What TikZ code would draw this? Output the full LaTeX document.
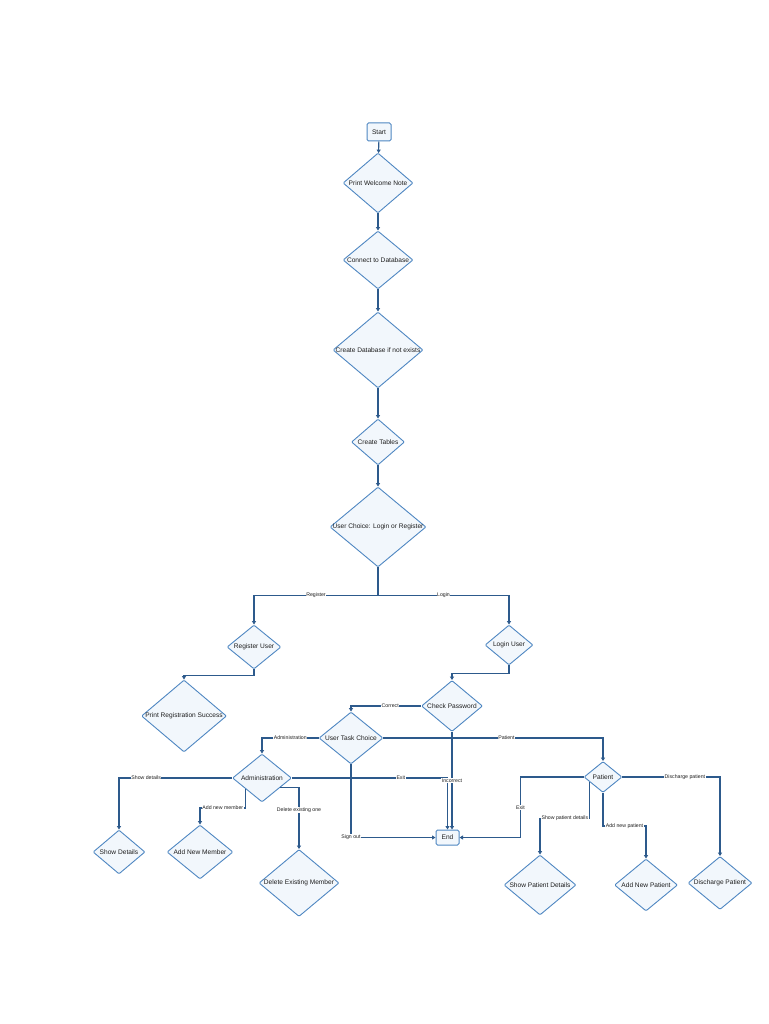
\documentclass[tikz,border=0pt]{standalone}
\usepackage{fontspec}
\setmainfont{Liberation Sans}
\usetikzlibrary{shapes.geometric,arrows.meta,calc}
\definecolor{dstroke}{HTML}{4F87C2}
\definecolor{dfill}{HTML}{F2F7FC}
\definecolor{connc}{HTML}{2D5A8C}
\definecolor{txt}{HTML}{1E1E1E}
\newcommand\zw[1]{\makebox[0pt]{#1}}
\begin{document}
\begin{tikzpicture}[x=1pt,y=-1pt,
  dec/.style args={#1/#2}{diamond, draw=dstroke, fill=dfill, line width=0.9pt, inner sep=0pt,
     minimum width=#1, minimum height=#2, rounded corners=1pt, text=txt, font=\fontsize{6.6}{7}\selectfont},
  term/.style={draw=dstroke, fill=dfill, line width=1pt, rounded corners=1.5pt, minimum width=24,
     minimum height=18, inner sep=0pt, text=txt, font=\fontsize{6.6}{7}\selectfont},
  conn/.style={draw=connc, line width=1.1pt, -{Triangle[length=3.5pt,width=4pt]}},
  elab/.style={fill=white, inner sep=0.6pt, text=txt, font=\fontsize{5.2}{5.5}\selectfont}]
\useasboundingbox (0,0) rectangle (768,1024);
\fill[white] (0,0) rectangle (768,1024);

\node[term] (start) at (379,132) {Start};
\node[dec=70/60] (pw) at (378,183) {\zw{Print Welcome Note}};
\node[dec=70/58] (cd) at (378,260) {\zw{Connect to Database}};
\node[dec=90/76] (cdb) at (378,350) {\zw{Create Database if not exists}};
\node[dec=53/46] (ct) at (378,442) {\zw{Create Tables}};
\node[dec=96/80] (uc) at (378,527) {\zw{User Choice: Login or Register}};
\node[dec=54/44] (reg) at (254,647) {\zw{Register User}};
\node[dec=48/40] (login) at (509,645) {\zw{Login User}};
\node[dec=85/72] (prs) at (184,716) {\zw{Print Registration Success}};
\node[dec=61/51] (cp) at (452,706) {\zw{Check Password}};
\node[dec=64/52] (utc) at (351,738) {\zw{User Task Choice}};
\node[dec=59/48] (adm) at (262,778) {\zw{Administration}};
\node[dec=38/31] (pat) at (603,777) {\zw{Patient}};
\node[term, minimum width=23, minimum height=15] (end) at (447.5,837.5) {End};
\node[dec=52/44] (sd) at (119,852) {\zw{Show Details}};
\node[dec=66/54] (anm) at (200,852) {\zw{Add New Member}};
\node[dec=80/67] (dem) at (299,883) {\zw{Delete Existing Member}};
\node[dec=72/60] (spd) at (540,885) {\zw{Show Patient Details}};
\node[dec=63/52] (anp) at (646,885) {\zw{Add New Patient}};
\node[dec=64/53] (dp) at (720,883) {\zw{Discharge Patient}};

\coordinate (admsw) at ($(adm.west)!0.45!(adm.south)$);
\coordinate (admse) at ($(adm.east)!0.4!(adm.south)$);
\coordinate (patsw) at ($(pat.west)!0.32!(pat.south)$);

\draw[conn] (start) -- (pw);
\draw[conn] (pw) -- (cd);
\draw[conn] (cd) -- (cdb);
\draw[conn] (cdb) -- (ct);
\draw[conn] (ct) -- (uc);
\draw[conn] (uc.south) -- ++(0,28) -| node[elab, pos=0.25] (lreg) {Register} (reg.north);
\draw[conn] (uc.south) -- ++(0,28) -| node[elab, pos=0.25] (llog) {Login} (login.north);
\draw[conn] (reg.south) -- ++(0,6) -| (prs.north);
\draw[conn] (login.south) -- ++(0,8) -| (cp.north);
\draw[conn] (cp.west) -| node[elab, pos=0.22] (lcor) {Correct} (utc.north);
\draw[conn] (utc.west) -| node[elab, pos=0.25] (ladm) {Administration} (adm.north);
\draw[conn] (utc.east) -| node[elab, pos=0.28] (lpat) {Patient} (pat.north);
\draw[conn] (adm.east) -| node[elab, pos=0.35] (lexit) {Exit} (end.north);
\draw[conn] (cp.south) -- node[elab, pos=0.5] (linc) {Incorrect} (cp.south |- end.north);
\draw[conn] (utc.south) |- node[elab, pos=0.5] (lsign) {Sign out} (end.west);
\draw[conn] (pat.west) -- ++(-63,0) |- node[elab, pos=0.25] (lpexit) {Exit} (end.east);
\draw[conn] (adm.west) -| node[elab, pos=0.38] (lsd) {Show details} (sd.north);
\draw[conn] (admsw) -- ++(0,19) -| node[elab, pos=0.25] (lanm) {Add new member} (anm.north);
\draw[conn] (admse) -| node[elab, pos=0.685] (ldem) {Delete existing one} (dem.north);
\draw[conn] (patsw) -- ++(0,36) -| node[elab, pos=0.25] (lspd) {Show patient details} (spd.north);
\draw[conn] (pat.south) -- ++(0,33) -| node[elab, pos=0.25] (lanp) {Add new patient} (anp.north);
\draw[conn] (pat.east) -| node[elab, pos=0.32] (ldp) {Discharge patient} (dp.north);
\end{tikzpicture}
\end{document}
* * *
• [What to produce] Without the pictures, write out the whole listing above exactly as it appears.

• [Task answer]
What TikZ code would draw this? Output the full LaTeX document.
\documentclass[tikz,border=0pt]{standalone}
\usepackage{fontspec}
\setmainfont{Liberation Sans}
\usetikzlibrary{shapes.geometric,arrows.meta,calc}
\definecolor{dstroke}{HTML}{4F87C2}
\definecolor{dfill}{HTML}{F2F7FC}
\definecolor{connc}{HTML}{2D5A8C}
\definecolor{txt}{HTML}{1E1E1E}
\newcommand\zw[1]{\makebox[0pt]{#1}}
\begin{document}
\begin{tikzpicture}[x=1pt,y=-1pt,
  dec/.style args={#1/#2}{diamond, draw=dstroke, fill=dfill, line width=0.9pt, inner sep=0pt,
     minimum width=#1, minimum height=#2, rounded corners=1pt, text=txt, font=\fontsize{6.6}{7}\selectfont},
  term/.style={draw=dstroke, fill=dfill, line width=1pt, rounded corners=1.5pt, minimum width=24,
     minimum height=18, inner sep=0pt, text=txt, font=\fontsize{6.6}{7}\selectfont},
  conn/.style={draw=connc, line width=1.1pt, -{Triangle[length=3.5pt,width=4pt]}},
  elab/.style={fill=white, inner sep=0.6pt, text=txt, font=\fontsize{5.2}{5.5}\selectfont}]
\useasboundingbox (0,0) rectangle (768,1024);
\fill[white] (0,0) rectangle (768,1024);

\node[term] (start) at (379,132) {Start};
\node[dec=70/60] (pw) at (378,183) {\zw{Print Welcome Note}};
\node[dec=70/58] (cd) at (378,260) {\zw{Connect to Database}};
\node[dec=90/76] (cdb) at (378,350) {\zw{Create Database if not exists}};
\node[dec=53/46] (ct) at (378,442) {\zw{Create Tables}};
\node[dec=96/80] (uc) at (378,527) {\zw{User Choice: Login or Register}};
\node[dec=54/44] (reg) at (254,647) {\zw{Register User}};
\node[dec=48/40] (login) at (509,645) {\zw{Login User}};
\node[dec=85/72] (prs) at (184,716) {\zw{Print Registration Success}};
\node[dec=61/51] (cp) at (452,706) {\zw{Check Password}};
\node[dec=64/52] (utc) at (351,738) {\zw{User Task Choice}};
\node[dec=59/48] (adm) at (262,778) {\zw{Administration}};
\node[dec=38/31] (pat) at (603,777) {\zw{Patient}};
\node[term, minimum width=23, minimum height=15] (end) at (447.5,837.5) {End};
\node[dec=52/44] (sd) at (119,852) {\zw{Show Details}};
\node[dec=66/54] (anm) at (200,852) {\zw{Add New Member}};
\node[dec=80/67] (dem) at (299,883) {\zw{Delete Existing Member}};
\node[dec=72/60] (spd) at (540,885) {\zw{Show Patient Details}};
\node[dec=63/52] (anp) at (646,885) {\zw{Add New Patient}};
\node[dec=64/53] (dp) at (720,883) {\zw{Discharge Patient}};

\coordinate (admsw) at ($(adm.west)!0.45!(adm.south)$);
\coordinate (admse) at ($(adm.east)!0.4!(adm.south)$);
\coordinate (patsw) at ($(pat.west)!0.32!(pat.south)$);

\draw[conn] (start) -- (pw);
\draw[conn] (pw) -- (cd);
\draw[conn] (cd) -- (cdb);
\draw[conn] (cdb) -- (ct);
\draw[conn] (ct) -- (uc);
\draw[conn] (uc.south) -- ++(0,28) -| node[elab, pos=0.25] (lreg) {Register} (reg.north);
\draw[conn] (uc.south) -- ++(0,28) -| node[elab, pos=0.25] (llog) {Login} (login.north);
\draw[conn] (reg.south) -- ++(0,6) -| (prs.north);
\draw[conn] (login.south) -- ++(0,8) -| (cp.north);
\draw[conn] (cp.west) -| node[elab, pos=0.22] (lcor) {Correct} (utc.north);
\draw[conn] (utc.west) -| node[elab, pos=0.25] (ladm) {Administration} (adm.north);
\draw[conn] (utc.east) -| node[elab, pos=0.28] (lpat) {Patient} (pat.north);
\draw[conn] (adm.east) -| node[elab, pos=0.35] (lexit) {Exit} (end.north);
\draw[conn] (cp.south) -- node[elab, pos=0.5] (linc) {Incorrect} (cp.south |- end.north);
\draw[conn] (utc.south) |- node[elab, pos=0.5] (lsign) {Sign out} (end.west);
\draw[conn] (pat.west) -- ++(-63,0) |- node[elab, pos=0.25] (lpexit) {Exit} (end.east);
\draw[conn] (adm.west) -| node[elab, pos=0.38] (lsd) {Show details} (sd.north);
\draw[conn] (admsw) -- ++(0,19) -| node[elab, pos=0.25] (lanm) {Add new member} (anm.north);
\draw[conn] (admse) -| node[elab, pos=0.685] (ldem) {Delete existing one} (dem.north);
\draw[conn] (patsw) -- ++(0,36) -| node[elab, pos=0.25] (lspd) {Show patient details} (spd.north);
\draw[conn] (pat.south) -- ++(0,33) -| node[elab, pos=0.25] (lanp) {Add new patient} (anp.north);
\draw[conn] (pat.east) -| node[elab, pos=0.32] (ldp) {Discharge patient} (dp.north);
\end{tikzpicture}
\end{document}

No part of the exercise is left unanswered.